Olsztyn, Aktualności, Aplikacja mobilna
Chcą odwołania prezydenta Olsztyna. Inicjatorzy referendum złożyli formalne powiadomienie
Złożona z sześciu osób grupa referendalna złożyła formalne powiadomienia o zamiarze przeprowadzenia w Olsztynie referendum w sprawie odwołania Piotra Grzymowicza z funkcji prezydenta miasta. By doszło do głosowania muszą w ciągu 60 dni zebrać 13 tysięcy podpisów.
Grupa referendalna uważa, że należy odwołać Grzymowicza, ponieważ zarządza miastem nie licząc się z potrzebami mieszkańców. Jak podkreślano, zastrzeżeń do działań Grzymowicza jest tak wiele, że „każdy znajdzie to, co jest dla niego istotne”.
Dla jednych będzie to brak dotacji na żłobki i przedszkola, dla innych brak dotacji na fundusz chodnikowy, dla innych ograniczenie kultury i sportu, a jeszcze dla innych prokuratorskie zarzuty, jakie ciążą na panu Grzymowiczu
– powiedział rzecznik prasowy grupy Krzysztof Teliczan.
Powiadamiamy prezydenta Olsztyna o naszym zamiarze, drugą osobą będzie komisarz wyborczy w Olsztynie
– mówił Teliczan składając w ratuszu formalne powiadomienie o zamiarze przeprowadzenia referendum.
Grupa referendalna składa się z sześciu osób „związanych z różnymi środowiskami społecznymi i politycznymi Olsztyna”. Pełnomocnikiem grupy jest Piotr Jastrzębski, który – jak sam przyznał – w 2010 roku startował w wyborach do rady miasta z komitetu obecnego prezydenta Piotra Grzymowicza. W skład grupy wchodzi też Teliczan, który wielokrotnie towarzyszył byłemu prezydentowi Czesławowi Małkowskiemu w sądzie podczas procesów o gwałt. Po wyroku uniewinniającym Małkowskiego Teliczan otwarcie mówił mediom, że wspierał Małkowskiego jako jego wyborca i zwolennik.
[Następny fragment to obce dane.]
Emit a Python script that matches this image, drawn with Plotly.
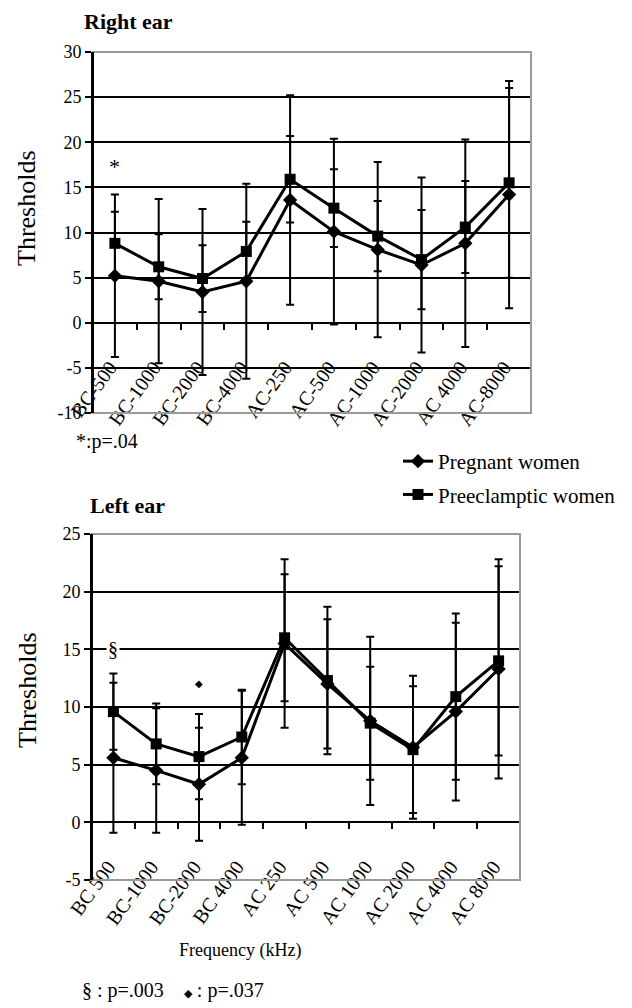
import plotly.graph_objects as go

# ---------------- data ----------------
cats_right = ["BC-500", "BC-1000", "BC-2000", "BC-4000", "AC-250",
              "AC-500", "AC-1000", "AC-2000", "AC 4000", "AC-8000"]
preg_right = [5.2, 4.6, 3.4, 4.6, 13.6, 10.1, 8.1, 6.4, 8.8, 14.2]
preg_right_sd = [9.0, 9.1, 9.2, 10.8, 11.6, 10.3, 9.7, 9.7, 11.5, 12.6]
pre_right = [8.8, 6.2, 4.9, 7.9, 15.9, 12.7, 9.6, 7.0, 10.6, 15.5]
pre_right_sd = [3.5, 3.6, 3.7, 3.3, 4.8, 4.3, 3.9, 5.5, 5.1, 10.5]

cats_left = ["BC 500", "BC-1000", "BC-2000", "BC 4000", "AC 250",
             "AC 500", "AC 1000", "AC 2000", "AC 4000", "AC 8000"]
preg_left = [5.6, 4.5, 3.3, 5.6, 15.5, 12.0, 8.8, 6.5, 9.6, 13.3]
preg_left_sd = [6.5, 5.4, 4.9, 5.8, 7.3, 5.6, 7.3, 6.2, 7.7, 9.5]
pre_left = [9.6, 6.8, 5.7, 7.4, 16.0, 12.3, 8.6, 6.3, 10.9, 14.0]
pre_left_sd = [3.3, 3.5, 3.7, 4.1, 5.5, 6.4, 4.9, 5.5, 7.2, 8.2]

yticks_right = [-10, -5, 0, 5, 10, 15, 20, 25, 30]
yticks_left = [-5, 0, 5, 10, 15, 20, 25]

# page is offset by the 8px default body margin
OFF = 8
W, H = 632 - OFF, 1008 - OFF
FONT = "Liberation Serif"

def px_x(p):
    return (p - OFF) / W

def px_y(p):
    return 1 - (p - OFF) / H

top_dom_x = [px_x(93), px_x(531)]
top_dom_y = [px_y(413), px_y(52)]
bot_dom_x = [px_x(92), px_x(520)]
bot_dom_y = [px_y(880), px_y(534)]

top_range = [yticks_right[0], yticks_right[-1]]
bot_range = [yticks_left[0], yticks_left[-1]]

def zero_pos(dom, rng):
    return dom[0] + (0 - rng[0]) / (rng[1] - rng[0]) * (dom[1] - dom[0])

fig = go.Figure()

def add_series(x, y, sd, name, symbol, xa, ya, show):
    fig.add_trace(go.Scatter(
        x=x, y=y, name=name, mode="lines+markers",
        line=dict(color="black", width=3),
        marker=dict(symbol=symbol, size=11, color="black"),
        error_y=dict(type="data", array=sd, visible=True, color="black",
                     thickness=2, width=4),
        xaxis=xa, yaxis=ya, showlegend=show, legendgroup=name,
    ))

add_series(cats_right, preg_right, preg_right_sd, "Pregnant women", "diamond", "x", "y", True)
add_series(cats_right, pre_right, pre_right_sd, "Preeclamptic women", "square", "x", "y", True)
add_series(cats_left, preg_left, preg_left_sd, "Pregnant women", "diamond", "x2", "y2", False)
add_series(cats_left, pre_left, pre_left_sd, "Preeclamptic women", "square", "x2", "y2", False)

xcommon = dict(
    type="category", range=[-0.5, 9.5], showgrid=False, zeroline=False,
    showline=True, linecolor="black", linewidth=2,
    ticks="outside", tickson="boundaries", ticklen=6, tickwidth=2, tickcolor="black",
    tickangle=-54, tickfont=dict(family=FONT, size=20, color="black"),
    anchor="free", ticklabelstandoff=24, ticklabelshift=-5, automargin=False,
)
ycommon = dict(
    showgrid=True, gridcolor="black", gridwidth=2, zeroline=False,
    showline=True, linecolor="black", linewidth=2,
    ticks="outside", ticklen=6, tickwidth=2, tickcolor="black",
    tickfont=dict(family=FONT, size=18, color="black"), automargin=False,
)

fig.update_layout(
    xaxis=dict(domain=top_dom_x, position=zero_pos(top_dom_y, top_range), **xcommon),
    yaxis=dict(domain=top_dom_y, range=top_range, tickvals=yticks_right,
               ticktext=[str(v) for v in yticks_right], anchor="x", **ycommon),
    xaxis2=dict(domain=bot_dom_x, position=zero_pos(bot_dom_y, bot_range), **xcommon),
    yaxis2=dict(domain=bot_dom_y, range=bot_range, tickvals=yticks_left,
                ticktext=[str(v) for v in yticks_left], anchor="x2", **ycommon),
)

# plot-area borders (grey)
for xr, yr in (("x domain", "y domain"), ("x2 domain", "y2 domain")):
    fig.add_shape(type="rect", xref=xr, yref=yr, x0=0, x1=1, y0=0, y1=1,
                  line=dict(color="#9a9a9a", width=2), layer="above")
    fig.add_shape(type="line", xref=xr, yref=yr, x0=0, x1=0, y0=0, y1=1,
                  line=dict(color="black", width=2), layer="above")

def ann(text, x, y, size=20, bold=False, angle=0, xanchor="center", **kw):
    fig.add_annotation(text=f"<b>{text}</b>" if bold else text,
                       x=x, y=y, xref=kw.pop("xref", "paper"), yref=kw.pop("yref", "paper"),
                       showarrow=False, textangle=angle, xanchor=xanchor, yanchor="middle",
                       font=dict(family=FONT, size=size, color="black"), **kw)

ann("Right ear", px_x(82), px_y(21), size=22, bold=True, xanchor="left")
ann("Left ear", px_x(88), px_y(505), size=22, bold=True, xanchor="left")
ann("Thresholds", px_x(27), px_y(208), size=26, angle=-90)
ann("Thresholds", px_x(27), px_y(690), size=26, angle=-90)
ann("*:p=.04", px_x(74), px_y(441), size=20, xanchor="left")
ann("Frequency (kHz)", px_x(240), px_y(950), size=18)
ann("§ : p=.003&nbsp;&nbsp;&nbsp;&nbsp;<span style='font-size:11px'>◆</span> : p=.037",
    px_x(80), px_y(990), size=20, xanchor="left")
ann("*", cats_right[0], 17.3, size=22, xref="x", yref="y")
ann("§", cats_left[0], 15, size=20, xref="x2", yref="y2", bgcolor="white")
ann("◆", cats_left[2], 12, size=10, xref="x2", yref="y2")

fig.update_layout(
    width=W, height=H, autosize=False,
    margin=dict(l=0, r=0, t=0, b=0, autoexpand=False),
    paper_bgcolor="white", plot_bgcolor="white",
    showlegend=True,
    legend=dict(x=px_x(398), y=px_y(441), xanchor="left", yanchor="top",
                font=dict(family=FONT, size=21, color="black"),
                bgcolor="rgba(0,0,0,0)", tracegroupgap=3),
)

fig.write_html("out.html")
Pierwotnie zapowiadano – czyniono to w mediach społecznościowych na kontach Czesława Małkowskiego – że referendum będzie przeprowadzało stowarzyszenie o nazwie nawiązującej do tej, jaką ma klub Małkowskiego w radzie miasta. Małkowski na zamieszczonych w internecie filmach wprost konsultował ze swoimi zwolennikami zamiar referendum i przydzielał role, jakie kto ma pełnić w czasie zbierania podpisów pod wnioskiem o referendum. W piątek zarówno Teliczan, jak i Jastrzębski, odżegnywali się od tego, że działają na polecenie Małkowskiego.
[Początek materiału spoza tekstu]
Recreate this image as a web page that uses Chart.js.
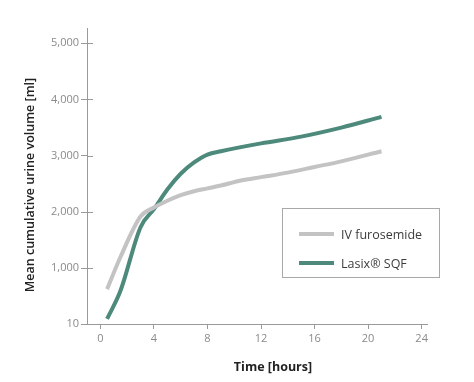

Są wśród nas przedstawiciele różnych środowisk i o różnych poglądach, ale nie jesteśmy związani z żadna partią polityczną
– podkreślali.
Teliczan i Jastrzębski przyznali, że wśród osób inicjujących referendum są zarówno zwolennicy lewicy, Czesława Małkowskiego, jak i osoby związane z posłem Porozumienia Michałem Wypijem.
Uważam Piotra Grzymowicza za złego prezydenta i będę wspierał każdą inicjatywę referendalną służącą odwołaniu go
– powiedział poseł Michał Wypij.
Teliczan i Jastrzębski dopytywani o rolę Małkowskiego w inicjowaniu referendum kilka razy podkreślili, że to pomysł i działanie „grupy mieszkańców, którzy mają do tego prawo”.
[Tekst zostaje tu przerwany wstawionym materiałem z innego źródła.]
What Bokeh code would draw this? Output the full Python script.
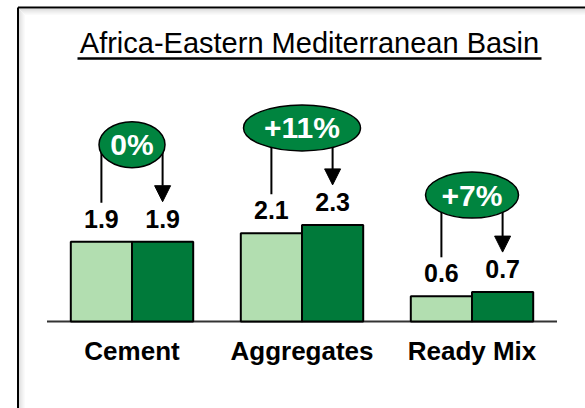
import numpy as np
from bokeh.plotting import figure
from bokeh.models import Range1d, ColumnDataSource, Arrow, NormalHead
from bokeh.core.properties import value
from bokeh.embed import file_html
from bokeh.resources import INLINE

# ---- data ----
categories = ["Cement", "Aggregates", "Ready Mix"]
prior = [1.9, 2.1, 0.6]
current = [1.9, 2.3, 0.7]
changes = ["0%", "+11%", "+7%"]
title_text = "Africa-Eastern Mediterranean Basin"

# ---- layout / style constants ----
W, H = 585, 408
PX_PER_CAT = 170.0
PX_PER_UNIT = 42.0
CAT0_PX = 131.5      # canvas x of first category centre
BASE_PX = 321.0      # canvas y of the zero line
DODGE = 0.18
BAR_W = 0.36
ELL_W = [66, 117, 93]
ELL_H = 46
LIGHT = "#B2DEB0"
DARK = "#007A3A"
ELL_FILL = "#00843F"
FONT = value("Liberation Sans")

x_start = -CAT0_PX / PX_PER_CAT
x_end = x_start + W / PX_PER_CAT
y_end = BASE_PX / PX_PER_UNIT
y_start = -(H - BASE_PX) / PX_PER_UNIT


def sx(px):
    return x_start + px / PX_PER_CAT


def sy(px):
    return y_end - px / PX_PER_UNIT


def u(px):
    return px / PX_PER_UNIT


idx = np.arange(len(categories), dtype=float)
prior_a = np.array(prior)
current_a = np.array(current)
ell_y = np.maximum(prior_a, current_a) + u(97)

p = figure(width=W, height=H, x_range=Range1d(x_start, x_end),
           y_range=Range1d(y_start, y_end), output_backend="svg",
           toolbar_location=None, min_border=0,
           x_axis_location=None, y_axis_location=None)
p.grid.visible = False
p.outline_line_color = None
p.background_fill_color = "white"
p.border_fill_color = "white"

# ---- frame with soft inner shadow ----
shade = [224, 230, 236, 241, 246, 250]
for i, g in enumerate(shade):
    col = "#%02x%02x%02x" % (g, g, g)
    p.segment(x0=[sx(19 + i)], y0=[sy(9 + i)], x1=[sx(19 + i)], y1=[sy(H + 5)],
              line_color=col, line_width=1)
    p.segment(x0=[sx(19 + i)], y0=[sy(9 + i)], x1=[sx(W + 5)], y1=[sy(9 + i)],
              line_color=col, line_width=1)
p.segment(x0=[sx(17.5)], y0=[sy(7)], x1=[sx(17.5)], y1=[sy(H + 5)],
          line_color="black", line_width=2)
p.segment(x0=[sx(17.5)], y0=[sy(7)], x1=[sx(W + 5)], y1=[sy(7)],
          line_color="black", line_width=2)

# ---- title ----
p.text(x=[sx(309)], y=[sy(42.5)], text=[title_text], text_align="center",
       text_baseline="middle", text_font=FONT, text_font_size="29px",
       text_color="black")
p.segment(x0=[sx(77)], y0=[sy(58)], x1=[sx(541)], y1=[sy(58)],
          line_color="black", line_width=2.5)

# ---- baseline ----
p.segment(x0=[-0.5], y0=[0], x1=[len(categories) - 0.5], y1=[0],
          line_color="#333333", line_width=2)

# ---- bars ----
src_prior = ColumnDataSource(dict(x=idx - DODGE, top=prior_a,
                                  lab=["%.1f" % v for v in prior]))
src_cur = ColumnDataSource(dict(x=idx + DODGE, top=current_a,
                                lab=["%.1f" % v for v in current]))
p.vbar(x="x", top="top", bottom=0, width=BAR_W, source=src_prior,
       fill_color=LIGHT, line_color="black", line_width=2)
p.vbar(x="x", top="top", bottom=0, width=BAR_W, source=src_cur,
       fill_color=DARK, line_color="black", line_width=2)

for s in (src_prior, src_cur):
    p.text(x="x", y="top", text="lab", source=s, text_align="center",
           text_baseline="middle", y_offset=-23, text_font=FONT,
           text_font_size="25px", text_font_style="bold", text_color="black")

# ---- change connectors (drawn beneath the ellipses) ----
p.segment(x0=idx - DODGE, y0=ell_y, x1=idx - DODGE, y1=prior_a + u(39),
          line_color="black", line_width=2)
arr_src = ColumnDataSource(dict(x=idx + DODGE, y0=ell_y, y1=current_a + u(40)))
p.add_layout(Arrow(x_start="x", y_start="y0", x_end="x", y_end="y1",
                   source=arr_src, line_color="black", line_width=2,
                   level="underlay",
                   end=NormalHead(size=16, fill_color="black",
                                  line_color="black", line_width=1)))

ell_src = ColumnDataSource(dict(x=idx, y=ell_y, w=ELL_W, t=changes))
p.ellipse(x="x", y="y", width="w", height=ELL_H, width_units="screen",
          height_units="screen", source=ell_src, fill_color=ELL_FILL,
          line_color="black", line_width=1.5)
p.text(x="x", y="y", text="t", source=ell_src, text_align="center",
       text_baseline="middle", text_font=FONT, text_font_size="30px",
       text_font_style="bold", text_color="white")

# ---- category labels ----
p.text(x=idx, y=np.zeros(len(categories)), text=categories,
       text_align="center", text_baseline="middle", y_offset=29,
       text_font=FONT, text_font_size="26px", text_font_style="bold",
       text_color="black")

open("out.html", "w").write(file_html(p, INLINE))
Skupiamy się na tym, by odwołać Piotra Grzymowicza, kandydaci na prezydenta to dalsza perspektywa, choć osobiście uważam, że tylko pan Małkowski jest w stanie pokonać w Olsztynie Grzymowicza
– powiedział Teliczan.
A może objawi się w wyborach jakiś nowy kandydat? Może ktoś z zewnątrz? Zobaczymy
– dodał Jastrzębski.
Jeśli grupie referendalnej uda się zebrać 13 tysięcy podpisów pod wnioskiem o referendum do takiego głosowania mogłoby dojść pod koniec maja. Referendum nie można łączyć z wyborami prezydenckimi, które także będą się odbywać w maju.
Pytani o koszty referendum inicjatorzy tej akcji powiedzieli, że według ich rozeznania będzie ono kosztowało około 200 tys. zł.
O wiele więcej pieniędzy miasto płaci miesięcznie np. za obsługę prawną zewnętrznym kancelariom
– powiedział Teliczan podkreślając, że taka kwota nie jest w budżecie miasta znacząca.